▸ Objective:
Reproduce every line of the listing as written, apart from the pictures.

-- start of Data excerpt --

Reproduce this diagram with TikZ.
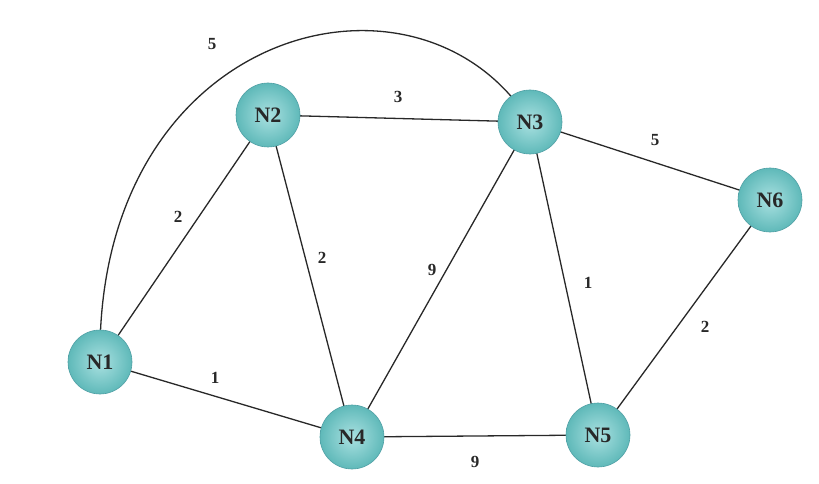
\documentclass[tikz,border=0pt]{standalone}
\usepackage{fontspec}
\setmainfont{Liberation Serif}
\definecolor{ndedge}{RGB}{80,160,165}
\definecolor{ndfill}{RGB}{95,185,185}
\definecolor{ndin}{RGB}{170,225,225}
\definecolor{ink}{RGB}{40,40,40}
\begin{document}
\begin{tikzpicture}[x=1pt,y=-1pt,
  nd/.style={circle,minimum size=64pt,inner sep=0pt,draw=ndedge,line width=0.6pt,
    inner color=ndin,outer color=ndfill,font=\fontsize{22}{24}\selectfont\bfseries,text=ink},
  ln/.style={line width=1.3pt,draw=ink},
  lb/.style={font=\fontsize{17}{19}\selectfont\bfseries,text=ink}]
\useasboundingbox (0,0) rectangle (819,484);
\fill[white] (0,0) rectangle (819,484);
\coordinate (p1) at (100,362);
\coordinate (p2) at (268,115);
\coordinate (p3) at (530,122);
\coordinate (p6) at (770,200);
\coordinate (p4) at (352,437);
\coordinate (p5) at (598,435);
\draw[ln] (p1) .. controls (95,25) and (420,-55) .. (p3);
\draw[ln] (p1)--(p2) (p1)--(p4) (p2)--(p3) (p2)--(p4) (p3)--(p4) (p3)--(p5) (p3)--(p6) (p4)--(p5) (p5)--(p6);
\node[nd] (N1) at (p1) {N1};
\node[nd] (N2) at (p2) {N2};
\node[nd] (N3) at (p3) {N3};
\node[nd] (N6) at (p6) {N6};
\node[nd] (N4) at (p4) {N4};
\node[nd] (N5) at (p5) {N5};
\node[lb] (l1) at (212,44) {5};
\node[lb] (l2) at (398,97) {3};
\node[lb] (l3) at (655,140) {5};
\node[lb] (l4) at (178,217) {2};
\node[lb] (l5) at (322,258) {2};
\node[lb] (l6) at (432,270) {9};
\node[lb] (l7) at (588,283) {1};
\node[lb] (l8) at (705,327) {2};
\node[lb] (l9) at (215,378) {1};
\node[lb] (l10) at (475,462) {9};
\end{tikzpicture}
\end{document}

-- end of Data excerpt --

▸ Exercise answer:
Reproduce this diagram with TikZ.
\documentclass[tikz,border=0pt]{standalone}
\usepackage{fontspec}
\setmainfont{Liberation Serif}
\definecolor{ndedge}{RGB}{80,160,165}
\definecolor{ndfill}{RGB}{95,185,185}
\definecolor{ndin}{RGB}{170,225,225}
\definecolor{ink}{RGB}{40,40,40}
\begin{document}
\begin{tikzpicture}[x=1pt,y=-1pt,
  nd/.style={circle,minimum size=64pt,inner sep=0pt,draw=ndedge,line width=0.6pt,
    inner color=ndin,outer color=ndfill,font=\fontsize{22}{24}\selectfont\bfseries,text=ink},
  ln/.style={line width=1.3pt,draw=ink},
  lb/.style={font=\fontsize{17}{19}\selectfont\bfseries,text=ink}]
\useasboundingbox (0,0) rectangle (819,484);
\fill[white] (0,0) rectangle (819,484);
\coordinate (p1) at (100,362);
\coordinate (p2) at (268,115);
\coordinate (p3) at (530,122);
\coordinate (p6) at (770,200);
\coordinate (p4) at (352,437);
\coordinate (p5) at (598,435);
\draw[ln] (p1) .. controls (95,25) and (420,-55) .. (p3);
\draw[ln] (p1)--(p2) (p1)--(p4) (p2)--(p3) (p2)--(p4) (p3)--(p4) (p3)--(p5) (p3)--(p6) (p4)--(p5) (p5)--(p6);
\node[nd] (N1) at (p1) {N1};
\node[nd] (N2) at (p2) {N2};
\node[nd] (N3) at (p3) {N3};
\node[nd] (N6) at (p6) {N6};
\node[nd] (N4) at (p4) {N4};
\node[nd] (N5) at (p5) {N5};
\node[lb] (l1) at (212,44) {5};
\node[lb] (l2) at (398,97) {3};
\node[lb] (l3) at (655,140) {5};
\node[lb] (l4) at (178,217) {2};
\node[lb] (l5) at (322,258) {2};
\node[lb] (l6) at (432,270) {9};
\node[lb] (l7) at (588,283) {1};
\node[lb] (l8) at (705,327) {2};
\node[lb] (l9) at (215,378) {1};
\node[lb] (l10) at (475,462) {9};
\end{tikzpicture}
\end{document}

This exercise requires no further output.